§ **EXERCISE PROMPT**
Look for the line containing "Clone this chart in Plotly." and the line containing "y_ticks = [0, 4, 8, 12, 16, 20]" in the entries below. Copy those two and all lines between them exactly, leaving out pictures.

[Plotting code records]
· · · · ·

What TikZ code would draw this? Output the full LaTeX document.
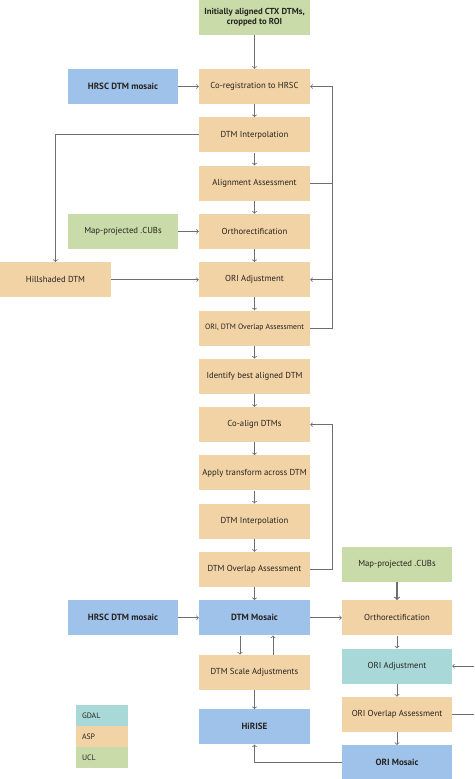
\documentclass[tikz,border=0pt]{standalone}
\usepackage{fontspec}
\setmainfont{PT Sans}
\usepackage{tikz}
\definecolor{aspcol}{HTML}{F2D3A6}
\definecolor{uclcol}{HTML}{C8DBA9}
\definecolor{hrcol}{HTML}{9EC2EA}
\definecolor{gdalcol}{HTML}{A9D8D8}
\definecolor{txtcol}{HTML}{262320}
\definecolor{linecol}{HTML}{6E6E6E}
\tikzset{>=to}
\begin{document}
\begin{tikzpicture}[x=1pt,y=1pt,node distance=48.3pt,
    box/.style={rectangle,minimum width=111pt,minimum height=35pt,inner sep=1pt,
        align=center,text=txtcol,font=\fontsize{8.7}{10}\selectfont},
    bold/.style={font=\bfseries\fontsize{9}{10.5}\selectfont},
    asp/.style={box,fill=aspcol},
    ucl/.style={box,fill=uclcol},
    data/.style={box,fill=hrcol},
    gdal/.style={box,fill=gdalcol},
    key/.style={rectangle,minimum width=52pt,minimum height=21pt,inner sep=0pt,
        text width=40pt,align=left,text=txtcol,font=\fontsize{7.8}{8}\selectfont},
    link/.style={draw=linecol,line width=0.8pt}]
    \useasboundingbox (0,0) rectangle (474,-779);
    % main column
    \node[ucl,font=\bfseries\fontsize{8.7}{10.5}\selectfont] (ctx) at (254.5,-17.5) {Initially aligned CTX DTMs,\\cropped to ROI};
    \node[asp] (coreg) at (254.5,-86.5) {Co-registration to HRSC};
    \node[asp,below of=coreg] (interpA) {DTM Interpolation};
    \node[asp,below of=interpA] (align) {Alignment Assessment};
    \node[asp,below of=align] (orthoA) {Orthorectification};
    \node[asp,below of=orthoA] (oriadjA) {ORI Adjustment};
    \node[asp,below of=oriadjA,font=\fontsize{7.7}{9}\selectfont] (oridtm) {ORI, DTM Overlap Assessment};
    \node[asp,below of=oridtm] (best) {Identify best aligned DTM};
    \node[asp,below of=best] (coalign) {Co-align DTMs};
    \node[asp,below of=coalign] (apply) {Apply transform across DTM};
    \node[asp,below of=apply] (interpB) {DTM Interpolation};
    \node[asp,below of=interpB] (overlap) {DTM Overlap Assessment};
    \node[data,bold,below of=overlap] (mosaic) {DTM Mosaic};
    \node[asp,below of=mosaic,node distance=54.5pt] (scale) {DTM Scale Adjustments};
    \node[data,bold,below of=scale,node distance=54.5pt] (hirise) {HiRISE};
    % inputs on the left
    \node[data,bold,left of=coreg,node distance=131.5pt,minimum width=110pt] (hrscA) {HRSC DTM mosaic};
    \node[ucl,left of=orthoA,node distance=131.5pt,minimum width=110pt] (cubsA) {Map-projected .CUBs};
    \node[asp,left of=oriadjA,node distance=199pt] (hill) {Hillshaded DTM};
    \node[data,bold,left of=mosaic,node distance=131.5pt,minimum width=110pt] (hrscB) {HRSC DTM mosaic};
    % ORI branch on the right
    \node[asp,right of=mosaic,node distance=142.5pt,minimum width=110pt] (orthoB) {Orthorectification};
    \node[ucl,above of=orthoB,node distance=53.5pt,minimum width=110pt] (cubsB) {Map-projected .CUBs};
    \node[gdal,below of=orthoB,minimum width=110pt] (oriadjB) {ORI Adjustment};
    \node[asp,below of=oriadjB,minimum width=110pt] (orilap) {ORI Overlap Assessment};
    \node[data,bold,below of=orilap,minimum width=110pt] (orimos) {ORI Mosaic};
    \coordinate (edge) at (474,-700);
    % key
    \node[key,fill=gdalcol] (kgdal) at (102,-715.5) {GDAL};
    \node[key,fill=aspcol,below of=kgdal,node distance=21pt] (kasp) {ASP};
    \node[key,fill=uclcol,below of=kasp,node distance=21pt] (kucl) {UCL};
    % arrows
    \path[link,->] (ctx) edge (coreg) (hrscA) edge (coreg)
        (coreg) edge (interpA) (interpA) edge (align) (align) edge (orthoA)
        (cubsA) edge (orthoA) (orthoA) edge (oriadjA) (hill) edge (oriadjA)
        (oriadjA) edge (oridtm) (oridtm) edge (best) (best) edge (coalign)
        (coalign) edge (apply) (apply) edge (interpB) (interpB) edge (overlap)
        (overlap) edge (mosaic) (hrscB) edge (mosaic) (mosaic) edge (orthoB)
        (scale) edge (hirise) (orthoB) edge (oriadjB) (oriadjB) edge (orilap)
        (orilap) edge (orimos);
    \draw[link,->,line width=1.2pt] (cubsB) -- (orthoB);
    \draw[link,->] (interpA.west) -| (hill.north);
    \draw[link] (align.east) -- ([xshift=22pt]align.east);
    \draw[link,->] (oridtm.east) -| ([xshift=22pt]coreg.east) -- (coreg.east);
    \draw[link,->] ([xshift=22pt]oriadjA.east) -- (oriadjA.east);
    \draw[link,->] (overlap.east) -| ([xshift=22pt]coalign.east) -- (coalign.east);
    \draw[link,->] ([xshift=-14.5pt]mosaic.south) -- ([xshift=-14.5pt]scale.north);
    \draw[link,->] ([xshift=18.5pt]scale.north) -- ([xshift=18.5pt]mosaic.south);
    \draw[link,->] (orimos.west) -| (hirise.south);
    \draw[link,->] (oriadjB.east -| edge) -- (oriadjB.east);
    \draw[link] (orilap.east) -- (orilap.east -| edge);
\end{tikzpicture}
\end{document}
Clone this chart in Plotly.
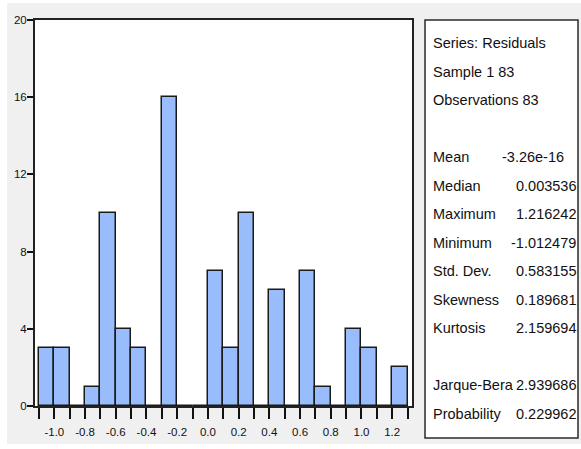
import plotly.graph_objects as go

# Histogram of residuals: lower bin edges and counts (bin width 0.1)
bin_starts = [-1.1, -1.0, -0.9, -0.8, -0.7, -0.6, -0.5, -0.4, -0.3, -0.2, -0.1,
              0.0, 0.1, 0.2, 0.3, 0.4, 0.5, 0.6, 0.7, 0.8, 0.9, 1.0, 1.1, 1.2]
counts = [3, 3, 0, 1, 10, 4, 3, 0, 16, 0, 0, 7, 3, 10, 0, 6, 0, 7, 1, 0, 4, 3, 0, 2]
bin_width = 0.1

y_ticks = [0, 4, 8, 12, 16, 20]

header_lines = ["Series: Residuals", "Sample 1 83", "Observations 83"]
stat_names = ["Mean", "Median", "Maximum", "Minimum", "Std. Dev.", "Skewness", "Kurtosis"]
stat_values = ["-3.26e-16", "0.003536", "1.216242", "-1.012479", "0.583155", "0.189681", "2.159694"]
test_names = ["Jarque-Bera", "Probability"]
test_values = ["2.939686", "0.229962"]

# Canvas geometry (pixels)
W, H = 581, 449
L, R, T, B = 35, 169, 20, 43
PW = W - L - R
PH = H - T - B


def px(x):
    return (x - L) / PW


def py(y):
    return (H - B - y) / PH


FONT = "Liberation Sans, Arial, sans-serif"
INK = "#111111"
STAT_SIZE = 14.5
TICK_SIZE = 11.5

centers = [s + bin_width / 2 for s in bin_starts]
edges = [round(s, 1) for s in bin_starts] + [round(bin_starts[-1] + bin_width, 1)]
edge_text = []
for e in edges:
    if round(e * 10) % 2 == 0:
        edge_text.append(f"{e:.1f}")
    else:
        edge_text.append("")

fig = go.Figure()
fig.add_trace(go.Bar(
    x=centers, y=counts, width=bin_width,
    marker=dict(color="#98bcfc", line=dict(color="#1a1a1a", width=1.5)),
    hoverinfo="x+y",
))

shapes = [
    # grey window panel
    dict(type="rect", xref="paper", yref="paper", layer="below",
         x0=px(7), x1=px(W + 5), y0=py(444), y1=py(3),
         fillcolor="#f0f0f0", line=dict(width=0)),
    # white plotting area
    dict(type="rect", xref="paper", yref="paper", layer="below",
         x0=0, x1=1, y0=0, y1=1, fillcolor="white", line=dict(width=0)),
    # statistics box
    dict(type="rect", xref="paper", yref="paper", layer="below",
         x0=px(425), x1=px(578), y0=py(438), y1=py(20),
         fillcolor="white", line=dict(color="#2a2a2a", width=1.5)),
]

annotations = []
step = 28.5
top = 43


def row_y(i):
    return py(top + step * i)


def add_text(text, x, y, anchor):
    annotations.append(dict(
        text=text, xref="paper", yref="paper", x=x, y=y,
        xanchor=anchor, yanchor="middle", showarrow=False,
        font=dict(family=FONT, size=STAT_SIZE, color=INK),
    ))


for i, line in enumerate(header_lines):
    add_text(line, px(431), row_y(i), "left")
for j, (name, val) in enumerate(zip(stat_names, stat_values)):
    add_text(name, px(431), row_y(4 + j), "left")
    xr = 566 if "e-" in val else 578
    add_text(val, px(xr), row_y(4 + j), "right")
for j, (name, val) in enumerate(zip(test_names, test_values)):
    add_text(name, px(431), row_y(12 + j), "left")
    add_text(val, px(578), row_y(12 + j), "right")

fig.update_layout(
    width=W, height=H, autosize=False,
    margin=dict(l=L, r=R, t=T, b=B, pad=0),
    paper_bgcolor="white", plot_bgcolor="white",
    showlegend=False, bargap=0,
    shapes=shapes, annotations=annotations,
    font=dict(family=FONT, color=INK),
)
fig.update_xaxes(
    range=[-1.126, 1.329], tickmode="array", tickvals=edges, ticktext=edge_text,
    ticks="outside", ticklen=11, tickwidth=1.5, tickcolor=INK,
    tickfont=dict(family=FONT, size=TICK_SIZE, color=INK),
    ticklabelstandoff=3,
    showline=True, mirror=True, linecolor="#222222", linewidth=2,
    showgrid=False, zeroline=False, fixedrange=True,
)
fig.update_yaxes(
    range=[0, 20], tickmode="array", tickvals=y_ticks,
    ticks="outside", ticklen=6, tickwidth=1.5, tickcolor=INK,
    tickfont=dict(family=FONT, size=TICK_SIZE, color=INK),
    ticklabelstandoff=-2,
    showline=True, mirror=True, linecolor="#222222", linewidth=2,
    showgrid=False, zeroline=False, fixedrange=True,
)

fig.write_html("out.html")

· · · · ·

§ **EXERCISE SOLUTION**
Clone this chart in Plotly.
import plotly.graph_objects as go

# Histogram of residuals: lower bin edges and counts (bin width 0.1)
bin_starts = [-1.1, -1.0, -0.9, -0.8, -0.7, -0.6, -0.5, -0.4, -0.3, -0.2, -0.1,
              0.0, 0.1, 0.2, 0.3, 0.4, 0.5, 0.6, 0.7, 0.8, 0.9, 1.0, 1.1, 1.2]
counts = [3, 3, 0, 1, 10, 4, 3, 0, 16, 0, 0, 7, 3, 10, 0, 6, 0, 7, 1, 0, 4, 3, 0, 2]
bin_width = 0.1

y_ticks = [0, 4, 8, 12, 16, 20]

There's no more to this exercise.